**Given material**
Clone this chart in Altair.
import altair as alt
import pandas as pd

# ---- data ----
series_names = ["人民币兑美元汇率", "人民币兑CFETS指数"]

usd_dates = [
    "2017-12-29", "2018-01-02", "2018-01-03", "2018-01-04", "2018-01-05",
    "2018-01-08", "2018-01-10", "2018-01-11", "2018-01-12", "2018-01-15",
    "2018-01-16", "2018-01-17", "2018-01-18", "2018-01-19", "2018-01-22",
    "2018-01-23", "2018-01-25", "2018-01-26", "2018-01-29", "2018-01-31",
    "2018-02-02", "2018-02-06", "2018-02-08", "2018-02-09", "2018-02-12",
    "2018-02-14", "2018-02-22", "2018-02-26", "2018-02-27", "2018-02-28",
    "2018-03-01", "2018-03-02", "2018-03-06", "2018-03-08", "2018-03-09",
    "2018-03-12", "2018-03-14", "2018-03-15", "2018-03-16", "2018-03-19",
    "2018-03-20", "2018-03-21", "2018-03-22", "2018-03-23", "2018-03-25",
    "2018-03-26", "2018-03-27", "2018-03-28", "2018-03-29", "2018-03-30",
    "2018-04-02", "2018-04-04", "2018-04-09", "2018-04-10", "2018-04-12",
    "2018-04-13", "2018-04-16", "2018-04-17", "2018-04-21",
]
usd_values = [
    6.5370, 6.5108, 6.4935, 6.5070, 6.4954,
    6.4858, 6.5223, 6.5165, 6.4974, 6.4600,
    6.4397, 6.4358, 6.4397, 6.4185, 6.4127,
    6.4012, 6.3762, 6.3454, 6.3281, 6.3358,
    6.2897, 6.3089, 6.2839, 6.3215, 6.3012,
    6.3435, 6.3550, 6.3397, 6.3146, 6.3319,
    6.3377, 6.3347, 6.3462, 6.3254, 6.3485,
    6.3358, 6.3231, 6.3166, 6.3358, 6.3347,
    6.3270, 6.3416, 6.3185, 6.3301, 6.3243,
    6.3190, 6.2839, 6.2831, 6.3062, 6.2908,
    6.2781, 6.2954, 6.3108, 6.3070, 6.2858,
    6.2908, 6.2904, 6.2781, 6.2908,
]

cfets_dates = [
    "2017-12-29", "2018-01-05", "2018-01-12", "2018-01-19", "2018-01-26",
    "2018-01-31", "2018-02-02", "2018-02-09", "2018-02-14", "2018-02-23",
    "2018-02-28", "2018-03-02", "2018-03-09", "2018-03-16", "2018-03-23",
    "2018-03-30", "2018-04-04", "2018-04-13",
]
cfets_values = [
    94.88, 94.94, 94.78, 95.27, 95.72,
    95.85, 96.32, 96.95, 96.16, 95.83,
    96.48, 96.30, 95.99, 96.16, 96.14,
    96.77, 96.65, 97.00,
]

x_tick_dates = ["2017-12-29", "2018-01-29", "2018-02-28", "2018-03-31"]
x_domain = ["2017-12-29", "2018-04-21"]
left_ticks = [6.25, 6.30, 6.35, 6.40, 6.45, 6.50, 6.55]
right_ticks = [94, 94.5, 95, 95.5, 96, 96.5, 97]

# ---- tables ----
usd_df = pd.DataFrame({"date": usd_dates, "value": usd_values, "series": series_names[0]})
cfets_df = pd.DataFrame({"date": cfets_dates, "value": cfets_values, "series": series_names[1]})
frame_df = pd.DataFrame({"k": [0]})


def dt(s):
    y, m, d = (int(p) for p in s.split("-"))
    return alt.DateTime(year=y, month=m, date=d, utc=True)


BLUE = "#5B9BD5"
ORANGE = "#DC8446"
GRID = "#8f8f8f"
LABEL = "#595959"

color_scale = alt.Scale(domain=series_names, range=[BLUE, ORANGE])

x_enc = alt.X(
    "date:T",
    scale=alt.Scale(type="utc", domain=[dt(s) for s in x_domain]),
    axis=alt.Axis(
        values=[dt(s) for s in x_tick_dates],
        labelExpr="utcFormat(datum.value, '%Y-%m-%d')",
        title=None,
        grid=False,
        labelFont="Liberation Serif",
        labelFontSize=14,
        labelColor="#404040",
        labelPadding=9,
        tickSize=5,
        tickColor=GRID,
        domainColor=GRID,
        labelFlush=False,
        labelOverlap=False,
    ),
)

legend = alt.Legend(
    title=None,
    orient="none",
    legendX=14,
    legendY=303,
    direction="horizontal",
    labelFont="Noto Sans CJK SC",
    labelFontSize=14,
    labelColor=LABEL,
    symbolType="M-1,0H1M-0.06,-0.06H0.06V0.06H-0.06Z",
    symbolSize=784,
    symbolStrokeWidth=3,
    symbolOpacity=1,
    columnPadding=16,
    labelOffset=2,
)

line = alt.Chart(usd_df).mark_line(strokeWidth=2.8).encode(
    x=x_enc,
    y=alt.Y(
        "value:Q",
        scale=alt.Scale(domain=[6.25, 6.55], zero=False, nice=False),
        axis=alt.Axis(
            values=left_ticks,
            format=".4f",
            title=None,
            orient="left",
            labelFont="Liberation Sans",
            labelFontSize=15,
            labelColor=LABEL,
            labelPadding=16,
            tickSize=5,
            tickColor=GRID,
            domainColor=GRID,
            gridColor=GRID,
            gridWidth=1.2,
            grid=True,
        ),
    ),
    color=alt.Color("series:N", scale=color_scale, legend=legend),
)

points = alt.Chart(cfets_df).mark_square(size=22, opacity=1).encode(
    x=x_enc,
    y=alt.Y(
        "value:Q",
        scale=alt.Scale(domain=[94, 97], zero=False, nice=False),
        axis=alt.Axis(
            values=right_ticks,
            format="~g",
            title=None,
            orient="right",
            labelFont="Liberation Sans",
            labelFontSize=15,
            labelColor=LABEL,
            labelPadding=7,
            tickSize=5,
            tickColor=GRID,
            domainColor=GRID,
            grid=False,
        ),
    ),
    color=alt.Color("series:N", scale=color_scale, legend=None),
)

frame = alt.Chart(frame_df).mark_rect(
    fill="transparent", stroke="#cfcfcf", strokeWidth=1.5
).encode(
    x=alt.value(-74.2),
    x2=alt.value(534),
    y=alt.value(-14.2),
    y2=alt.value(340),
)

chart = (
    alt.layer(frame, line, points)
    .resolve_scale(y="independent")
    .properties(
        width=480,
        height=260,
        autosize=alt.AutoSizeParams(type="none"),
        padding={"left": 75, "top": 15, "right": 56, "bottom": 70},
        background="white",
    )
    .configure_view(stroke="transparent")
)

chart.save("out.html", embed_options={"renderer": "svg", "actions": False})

**What needs to be done**
Copy out the full listing exactly.

**Answer to this task**
Clone this chart in Altair.
import altair as alt
import pandas as pd

# ---- data ----
series_names = ["人民币兑美元汇率", "人民币兑CFETS指数"]

usd_dates = [
    "2017-12-29", "2018-01-02", "2018-01-03", "2018-01-04", "2018-01-05",
    "2018-01-08", "2018-01-10", "2018-01-11", "2018-01-12", "2018-01-15",
    "2018-01-16", "2018-01-17", "2018-01-18", "2018-01-19", "2018-01-22",
    "2018-01-23", "2018-01-25", "2018-01-26", "2018-01-29", "2018-01-31",
    "2018-02-02", "2018-02-06", "2018-02-08", "2018-02-09", "2018-02-12",
    "2018-02-14", "2018-02-22", "2018-02-26", "2018-02-27", "2018-02-28",
    "2018-03-01", "2018-03-02", "2018-03-06", "2018-03-08", "2018-03-09",
    "2018-03-12", "2018-03-14", "2018-03-15", "2018-03-16", "2018-03-19",
    "2018-03-20", "2018-03-21", "2018-03-22", "2018-03-23", "2018-03-25",
    "2018-03-26", "2018-03-27", "2018-03-28", "2018-03-29", "2018-03-30",
    "2018-04-02", "2018-04-04", "2018-04-09", "2018-04-10", "2018-04-12",
    "2018-04-13", "2018-04-16", "2018-04-17", "2018-04-21",
]
usd_values = [
    6.5370, 6.5108, 6.4935, 6.5070, 6.4954,
    6.4858, 6.5223, 6.5165, 6.4974, 6.4600,
    6.4397, 6.4358, 6.4397, 6.4185, 6.4127,
    6.4012, 6.3762, 6.3454, 6.3281, 6.3358,
    6.2897, 6.3089, 6.2839, 6.3215, 6.3012,
    6.3435, 6.3550, 6.3397, 6.3146, 6.3319,
    6.3377, 6.3347, 6.3462, 6.3254, 6.3485,
    6.3358, 6.3231, 6.3166, 6.3358, 6.3347,
    6.3270, 6.3416, 6.3185, 6.3301, 6.3243,
    6.3190, 6.2839, 6.2831, 6.3062, 6.2908,
    6.2781, 6.2954, 6.3108, 6.3070, 6.2858,
    6.2908, 6.2904, 6.2781, 6.2908,
]

cfets_dates = [
    "2017-12-29", "2018-01-05", "2018-01-12", "2018-01-19", "2018-01-26",
    "2018-01-31", "2018-02-02", "2018-02-09", "2018-02-14", "2018-02-23",
    "2018-02-28", "2018-03-02", "2018-03-09", "2018-03-16", "2018-03-23",
    "2018-03-30", "2018-04-04", "2018-04-13",
]
cfets_values = [
    94.88, 94.94, 94.78, 95.27, 95.72,
    95.85, 96.32, 96.95, 96.16, 95.83,
    96.48, 96.30, 95.99, 96.16, 96.14,
    96.77, 96.65, 97.00,
]

x_tick_dates = ["2017-12-29", "2018-01-29", "2018-02-28", "2018-03-31"]
x_domain = ["2017-12-29", "2018-04-21"]
left_ticks = [6.25, 6.30, 6.35, 6.40, 6.45, 6.50, 6.55]
right_ticks = [94, 94.5, 95, 95.5, 96, 96.5, 97]

# ---- tables ----
usd_df = pd.DataFrame({"date": usd_dates, "value": usd_values, "series": series_names[0]})
cfets_df = pd.DataFrame({"date": cfets_dates, "value": cfets_values, "series": series_names[1]})
frame_df = pd.DataFrame({"k": [0]})


def dt(s):
    y, m, d = (int(p) for p in s.split("-"))
    return alt.DateTime(year=y, month=m, date=d, utc=True)


BLUE = "#5B9BD5"
ORANGE = "#DC8446"
GRID = "#8f8f8f"
LABEL = "#595959"

color_scale = alt.Scale(domain=series_names, range=[BLUE, ORANGE])

x_enc = alt.X(
    "date:T",
    scale=alt.Scale(type="utc", domain=[dt(s) for s in x_domain]),
    axis=alt.Axis(
        values=[dt(s) for s in x_tick_dates],
        labelExpr="utcFormat(datum.value, '%Y-%m-%d')",
        title=None,
        grid=False,
        labelFont="Liberation Serif",
        labelFontSize=14,
        labelColor="#404040",
        labelPadding=9,
        tickSize=5,
        tickColor=GRID,
        domainColor=GRID,
        labelFlush=False,
        labelOverlap=False,
    ),
)

legend = alt.Legend(
    title=None,
    orient="none",
    legendX=14,
    legendY=303,
    direction="horizontal",
    labelFont="Noto Sans CJK SC",
    labelFontSize=14,
    labelColor=LABEL,
    symbolType="M-1,0H1M-0.06,-0.06H0.06V0.06H-0.06Z",
    symbolSize=784,
    symbolStrokeWidth=3,
    symbolOpacity=1,
    columnPadding=16,
    labelOffset=2,
)

line = alt.Chart(usd_df).mark_line(strokeWidth=2.8).encode(
    x=x_enc,
    y=alt.Y(
        "value:Q",
        scale=alt.Scale(domain=[6.25, 6.55], zero=False, nice=False),
        axis=alt.Axis(
            values=left_ticks,
            format=".4f",
            title=None,
            orient="left",
            labelFont="Liberation Sans",
            labelFontSize=15,
            labelColor=LABEL,
            labelPadding=16,
            tickSize=5,
            tickColor=GRID,
            domainColor=GRID,
            gridColor=GRID,
            gridWidth=1.2,
            grid=True,
        ),
    ),
    color=alt.Color("series:N", scale=color_scale, legend=legend),
)

points = alt.Chart(cfets_df).mark_square(size=22, opacity=1).encode(
    x=x_enc,
    y=alt.Y(
        "value:Q",
        scale=alt.Scale(domain=[94, 97], zero=False, nice=False),
        axis=alt.Axis(
            values=right_ticks,
            format="~g",
            title=None,
            orient="right",
            labelFont="Liberation Sans",
            labelFontSize=15,
            labelColor=LABEL,
            labelPadding=7,
            tickSize=5,
            tickColor=GRID,
            domainColor=GRID,
            grid=False,
        ),
    ),
    color=alt.Color("series:N", scale=color_scale, legend=None),
)

frame = alt.Chart(frame_df).mark_rect(
    fill="transparent", stroke="#cfcfcf", strokeWidth=1.5
).encode(
    x=alt.value(-74.2),
    x2=alt.value(534),
    y=alt.value(-14.2),
    y2=alt.value(340),
)

chart = (
    alt.layer(frame, line, points)
    .resolve_scale(y="independent")
    .properties(
        width=480,
        height=260,
        autosize=alt.AutoSizeParams(type="none"),
        padding={"left": 75, "top": 15, "right": 56, "bottom": 70},
        background="white",
    )
    .configure_view(stroke="transparent")
)

chart.save("out.html", embed_options={"renderer": "svg", "actions": False})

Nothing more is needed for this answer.